Parody and criticism also fall within fair use, though parody occupies an inherently tricky space. A parody must simultaneously evoke the original mark and make clear that it’s not the real thing. A satirical T-shirt mocking a famous brand is more likely to survive scrutiny than a product that looks nearly identical to the real thing with a subtle joke buried in the fine print. The Supreme Court has noted that when the use is itself commercial — when someone is selling a product under a mark that plays on another brand — the usual likelihood-of-confusion analysis still applies rather than an automatic free pass.

Running a Trademark Clearance Search

Before adopting any business name, do a clearance search. Skipping this step is how people end up on the receiving end of a cease and desist letter six months after printing business cards and launching a website. A thorough search goes well beyond typing a name into a regular search engine.

Start with the USPTO’s federal trademark database to check for registered marks and pending applications.8United States Patent and Trademark Office. Search Our Trademark Database Search for exact matches, phonetic variations, alternative spellings, and words with similar meanings. Don’t stop at dead-on hits — a name that sounds like or looks like an existing registration in a related product category can still be blocked.

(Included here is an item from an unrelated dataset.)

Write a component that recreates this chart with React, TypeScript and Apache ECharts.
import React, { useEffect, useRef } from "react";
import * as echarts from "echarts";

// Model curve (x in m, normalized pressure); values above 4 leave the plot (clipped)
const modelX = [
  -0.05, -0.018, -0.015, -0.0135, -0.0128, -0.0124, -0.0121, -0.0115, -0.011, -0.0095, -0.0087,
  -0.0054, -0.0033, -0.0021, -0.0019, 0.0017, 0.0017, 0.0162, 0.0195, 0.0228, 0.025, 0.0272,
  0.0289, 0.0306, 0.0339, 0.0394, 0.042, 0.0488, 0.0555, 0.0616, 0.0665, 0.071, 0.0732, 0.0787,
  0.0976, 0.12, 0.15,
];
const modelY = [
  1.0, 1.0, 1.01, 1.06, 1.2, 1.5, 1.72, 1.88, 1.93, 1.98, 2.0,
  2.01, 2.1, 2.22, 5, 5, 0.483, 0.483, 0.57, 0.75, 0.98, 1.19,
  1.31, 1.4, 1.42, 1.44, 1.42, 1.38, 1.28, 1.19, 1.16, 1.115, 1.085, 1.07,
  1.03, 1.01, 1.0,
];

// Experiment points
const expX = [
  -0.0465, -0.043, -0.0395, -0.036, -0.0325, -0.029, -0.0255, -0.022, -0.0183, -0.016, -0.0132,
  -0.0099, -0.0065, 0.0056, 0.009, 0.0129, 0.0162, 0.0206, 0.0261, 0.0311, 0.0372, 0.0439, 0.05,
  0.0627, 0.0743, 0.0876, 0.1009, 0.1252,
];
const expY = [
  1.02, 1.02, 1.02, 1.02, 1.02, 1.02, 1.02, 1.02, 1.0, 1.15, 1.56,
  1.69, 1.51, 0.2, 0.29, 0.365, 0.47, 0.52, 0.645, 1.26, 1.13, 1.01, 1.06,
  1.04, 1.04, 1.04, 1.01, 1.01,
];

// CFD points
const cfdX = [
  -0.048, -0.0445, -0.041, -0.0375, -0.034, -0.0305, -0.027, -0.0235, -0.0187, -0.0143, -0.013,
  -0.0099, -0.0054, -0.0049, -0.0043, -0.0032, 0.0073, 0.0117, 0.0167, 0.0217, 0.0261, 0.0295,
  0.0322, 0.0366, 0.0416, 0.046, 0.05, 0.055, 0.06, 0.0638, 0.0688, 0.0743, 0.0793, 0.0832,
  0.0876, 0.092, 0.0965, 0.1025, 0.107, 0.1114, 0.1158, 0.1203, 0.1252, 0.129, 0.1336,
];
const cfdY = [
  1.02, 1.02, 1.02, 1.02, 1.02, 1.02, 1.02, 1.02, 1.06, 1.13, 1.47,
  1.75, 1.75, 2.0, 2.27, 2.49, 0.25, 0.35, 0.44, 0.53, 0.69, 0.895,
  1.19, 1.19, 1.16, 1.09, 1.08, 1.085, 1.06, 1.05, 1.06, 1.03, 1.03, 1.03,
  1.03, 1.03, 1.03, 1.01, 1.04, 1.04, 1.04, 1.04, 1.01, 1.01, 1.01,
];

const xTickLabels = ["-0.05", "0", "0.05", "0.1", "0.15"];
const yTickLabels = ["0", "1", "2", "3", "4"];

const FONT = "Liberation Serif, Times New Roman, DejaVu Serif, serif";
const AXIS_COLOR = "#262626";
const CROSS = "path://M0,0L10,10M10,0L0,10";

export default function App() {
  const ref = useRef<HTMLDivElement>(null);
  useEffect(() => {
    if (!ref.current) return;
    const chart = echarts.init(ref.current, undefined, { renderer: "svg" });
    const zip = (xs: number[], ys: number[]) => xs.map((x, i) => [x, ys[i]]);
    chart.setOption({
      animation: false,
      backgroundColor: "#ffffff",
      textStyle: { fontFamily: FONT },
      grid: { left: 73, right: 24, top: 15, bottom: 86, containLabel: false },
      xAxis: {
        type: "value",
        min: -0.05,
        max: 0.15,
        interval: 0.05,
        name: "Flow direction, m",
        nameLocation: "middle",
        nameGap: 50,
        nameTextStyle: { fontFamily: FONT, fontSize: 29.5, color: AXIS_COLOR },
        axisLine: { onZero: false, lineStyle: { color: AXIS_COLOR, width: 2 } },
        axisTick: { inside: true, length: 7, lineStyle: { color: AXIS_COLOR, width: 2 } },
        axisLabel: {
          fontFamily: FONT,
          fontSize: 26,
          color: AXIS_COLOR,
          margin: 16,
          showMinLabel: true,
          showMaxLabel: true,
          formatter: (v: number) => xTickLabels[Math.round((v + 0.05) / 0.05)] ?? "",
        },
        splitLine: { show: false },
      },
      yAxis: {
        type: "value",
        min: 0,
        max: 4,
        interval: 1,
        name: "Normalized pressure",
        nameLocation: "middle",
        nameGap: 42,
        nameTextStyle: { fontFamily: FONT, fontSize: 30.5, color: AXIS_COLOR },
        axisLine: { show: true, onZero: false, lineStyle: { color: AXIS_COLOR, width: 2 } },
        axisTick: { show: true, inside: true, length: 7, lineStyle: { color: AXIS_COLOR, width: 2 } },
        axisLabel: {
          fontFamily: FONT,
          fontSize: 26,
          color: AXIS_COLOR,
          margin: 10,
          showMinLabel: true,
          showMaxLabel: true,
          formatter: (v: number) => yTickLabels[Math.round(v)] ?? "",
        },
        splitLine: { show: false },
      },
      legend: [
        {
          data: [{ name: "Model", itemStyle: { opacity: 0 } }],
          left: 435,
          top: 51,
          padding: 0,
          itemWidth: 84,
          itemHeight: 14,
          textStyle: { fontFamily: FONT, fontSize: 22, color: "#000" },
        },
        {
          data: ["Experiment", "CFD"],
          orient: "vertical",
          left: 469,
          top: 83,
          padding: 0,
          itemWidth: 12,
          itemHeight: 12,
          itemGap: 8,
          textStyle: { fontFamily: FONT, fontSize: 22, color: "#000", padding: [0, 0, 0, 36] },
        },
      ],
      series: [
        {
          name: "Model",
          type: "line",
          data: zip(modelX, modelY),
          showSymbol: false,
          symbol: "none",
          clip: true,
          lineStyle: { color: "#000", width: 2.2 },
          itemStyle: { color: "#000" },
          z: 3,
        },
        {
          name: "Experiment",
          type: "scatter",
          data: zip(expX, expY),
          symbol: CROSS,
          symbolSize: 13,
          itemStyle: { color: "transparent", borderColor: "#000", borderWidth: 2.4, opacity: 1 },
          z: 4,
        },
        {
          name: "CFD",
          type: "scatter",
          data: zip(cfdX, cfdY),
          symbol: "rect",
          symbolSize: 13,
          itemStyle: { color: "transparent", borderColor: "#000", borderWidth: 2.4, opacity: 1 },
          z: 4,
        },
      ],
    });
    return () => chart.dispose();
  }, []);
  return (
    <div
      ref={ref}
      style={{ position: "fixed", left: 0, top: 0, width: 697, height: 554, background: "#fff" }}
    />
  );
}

Federal registration isn’t the whole picture, though. The USPTO itself recommends checking state trademark registries, state business name databases, domain name registries, and the broader internet for common law uses that wouldn’t appear in the federal database. A small business operating under common law rights in your geographic area can still block you locally, even though their name doesn’t show up in the USPTO’s system. International databases like WIPO’s Global Brand Database and the EU’s TMview are worth checking if you plan to do business abroad.9United States Patent and Trademark Office. Comprehensive Clearance Search for Similar Trademarks

If the name you want is clear across all of these sources, consider filing a federal trademark application. The current base filing fee is $350 per class of goods or services.10United States Patent and Trademark Office. USPTO Fee Schedule

Legal Consequences of Infringement

The penalties for using a company name improperly escalate quickly, and the statute gives courts a lot of room to make them hurt.

Injunctions and Monetary Damages

The most immediate remedy is an injunction ordering the infringer to stop using the name. Beyond that, a successful plaintiff can recover the infringer’s profits earned from the unauthorized use, the plaintiff’s own financial losses, and the costs of bringing the lawsuit. Courts have discretion to increase a damages award up to three times the actual amount when the circumstances warrant it.11Office of the Law Revision Counsel. 15 USC 1117 – Recovery for Violation of Rights

Counterfeit Mark Penalties

Cases involving counterfeit marks face a harsher regime. When someone intentionally uses a mark they know is counterfeit, courts must award three times the profits or damages — whichever is greater — plus reasonable attorney fees, unless the court finds extenuating circumstances. Alternatively, a plaintiff can elect statutory damages instead of proving actual losses. For non-willful counterfeiting, statutory damages range from $1,000 to $200,000 per counterfeit mark per type of goods or services. If the counterfeiting was willful, the ceiling jumps to $2,000,000 per mark.11Office of the Law Revision Counsel. 15 USC 1117 – Recovery for Violation of Rights

Attorney Fees

In “exceptional cases,” courts can also order the losing side to pay the winner’s attorney fees.11Office of the Law Revision Counsel. 15 USC 1117 – Recovery for Violation of Rights This is where ignoring a cease and desist letter can really cost you. A court that sees you were warned, did nothing, and kept infringing is far more likely to treat the case as exceptional and stick you with the other side’s legal bills on top of everything else.

What to Do If You Receive a Cease and Desist Letter

The worst thing you can do with a cease and desist letter is ignore it. Not every letter leads to a lawsuit — some are sent by companies casting a wide net, hoping recipients will comply without pushing back — but the decision to ignore one should never be made casually. If you’re later found liable, the fact that you were warned and kept going can be used to show willful infringement, which opens the door to enhanced damages and attorney fee awards.12USPTO – United States Patent and Trademark Office. I Received a Letter/Email

Read the letter carefully and note any response deadline it specifies. Identify the specific trademark at issue and the specific use they’re objecting to. Then consult an attorney experienced in trademark disputes before responding. The USPTO itself recommends this, given that each response option carries significant legal consequences.12USPTO – United States Patent and Trademark Office. I Received a Letter/Email

Your options generally include complying with the demand and stopping the use, negotiating a resolution such as a coexistence agreement or licensing arrangement, or formally disputing the claim if you have a legitimate defense like fair use or lack of likelihood of confusion. An attorney can evaluate whether the sender’s trademark is actually valid and enforceable, whether your use genuinely infringes, and whether the sender’s demands go beyond what the law entitles them to. Some demand letters overreach — asking you to hand over a domain or pay licensing fees when your use is clearly permissible — and an informed response can shut that down.

If your business carries a commercial general liability policy, check whether it includes “advertising injury” coverage. Some CGL policies cover the cost of defending against trademark infringement claims arising from advertising, which can significantly reduce the financial pressure of a dispute.